Testing Sufficiency of Claims
The court emphasized that the purpose of a motion to dismiss is to test the sufficiency of the claims presented, rather than to resolve the merits of the case at that stage. The court accepted all well-pleaded allegations in KSUF’s counterclaim as true and construed reasonable inferences in favor of KSUF. Given the ambiguous nature of the contractual language, the court determined that it could not conclude that KSUF had failed to state a claim for relief. The court pointed out that KSUF had plausibly argued that the parties intended for the funds to remain with KSUF and that the Emeritus Board had the right to direct how to use the funds in compliance with the original purpose. This evaluation illustrated that KSUF's interpretation of the agreement raised valid questions about how the funds should be handled following the dissolution of the MSFE program.
Equitable Doctrines
The court examined the application of equitable doctrines such as cy pres and deviation, which permit courts to modify the terms of a charitable gift when the original purpose becomes impracticable. KSUF sought to modify the gift agreement under these doctrines, arguing that the dissolution of the MSFE program created a situation where the original intent of the gift could no longer be fulfilled as planned. The court noted that the absence of explicit instructions regarding an alternative recipient in the agreement left open the possibility for KSUF to propose modifications that aligned with the gift’s purpose.

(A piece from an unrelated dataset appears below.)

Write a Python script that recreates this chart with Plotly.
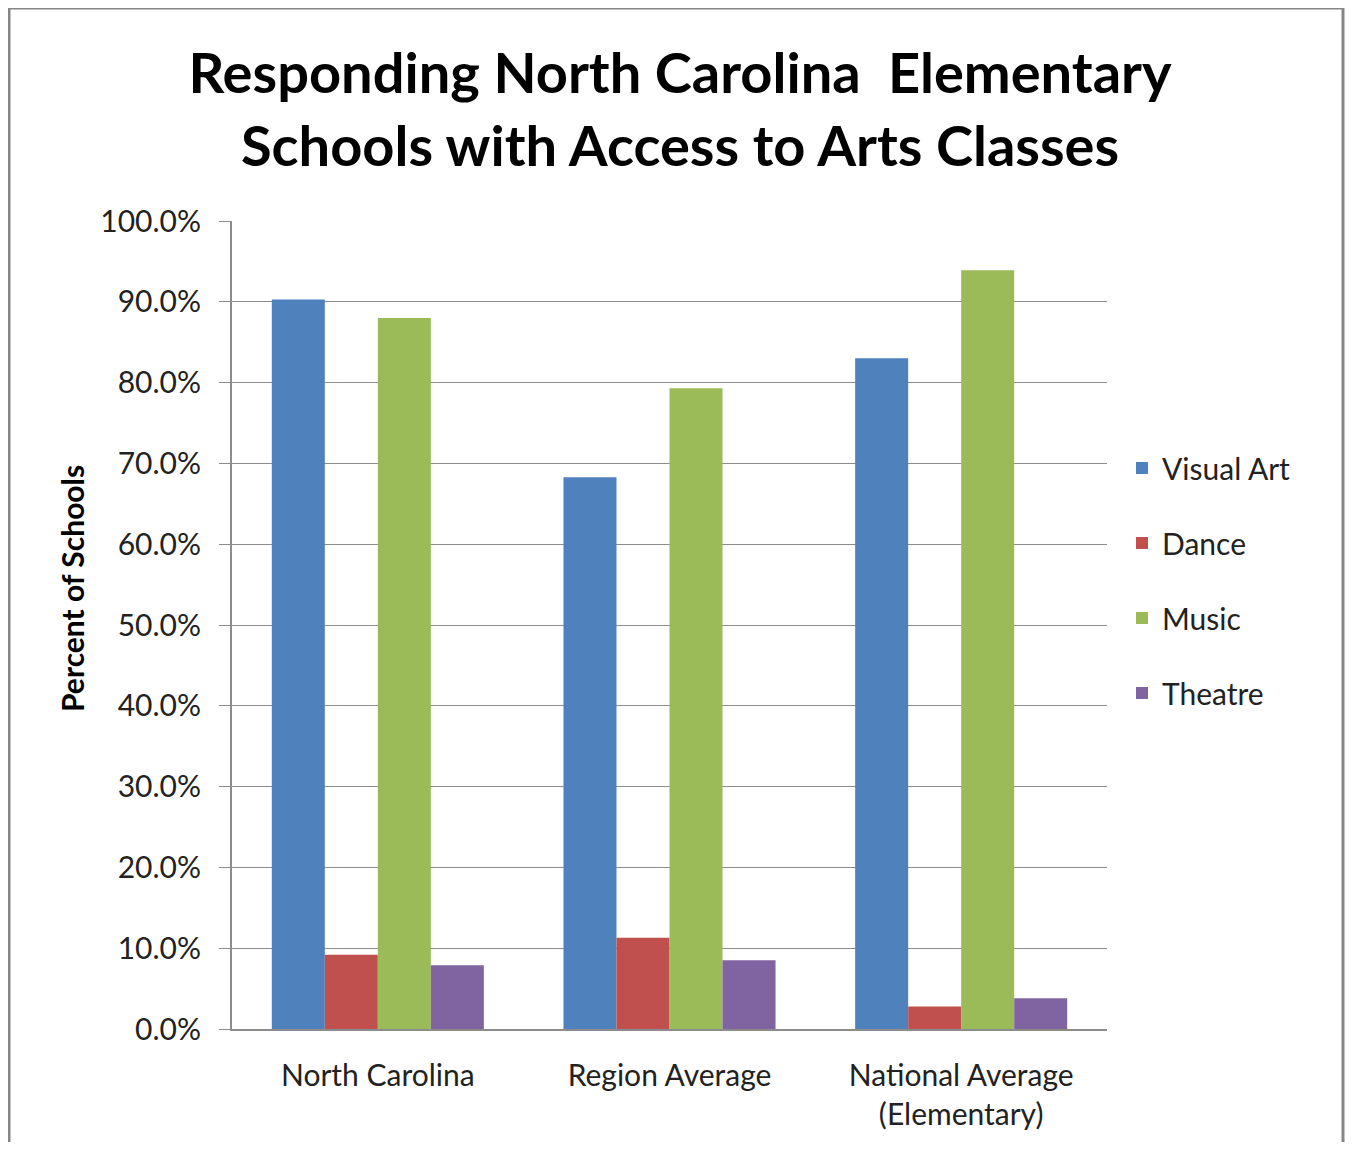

The court remarked that KSUF’s position was not inherently unreasonable and that the lack of clarity in the contract warranted further exploration of the parties’ intentions and potential modifications to the agreement.
Plaintiffs' Burden
The court observed that the burden rested on the plaintiffs to demonstrate that KSUF was unable to obtain any relief on its counterclaim. The plaintiffs argued that the gift agreement clearly allowed them to provide alternative directions for the funds, implying that KSUF had no grounds to seek modification. However, the court found that the language of the agreement did not explicitly preclude KSUF from seeking a modification, nor did it clearly define the extent of the Emeritus Board's authority over the funds. Therefore, the plaintiffs had not sufficiently shown that KSUF's counterclaim lacked merit. The court's analysis underscored the complexity of interpreting contractual terms when ambiguity was present, ultimately leading to the denial of the plaintiffs' motion to dismiss.
Conclusion of the Court
In conclusion, the court denied the plaintiffs' motion to dismiss Count I of KSUF's counterclaim, highlighting the ambiguity within the gift agreement and the plausible claim presented by KSUF. The court recognized that the interpretation of the agreement was essential to resolving the underlying dispute over the funds. By allowing KSUF's counterclaim to proceed, the court signaled that further examination of the contractual terms, the parties' intentions, and the application of equitable doctrines was warranted. This decision reflected the court's commitment to ensuring that the legal rights and obligations stemming from charitable gifts are honored while adhering to the principles of equity when circumstances change.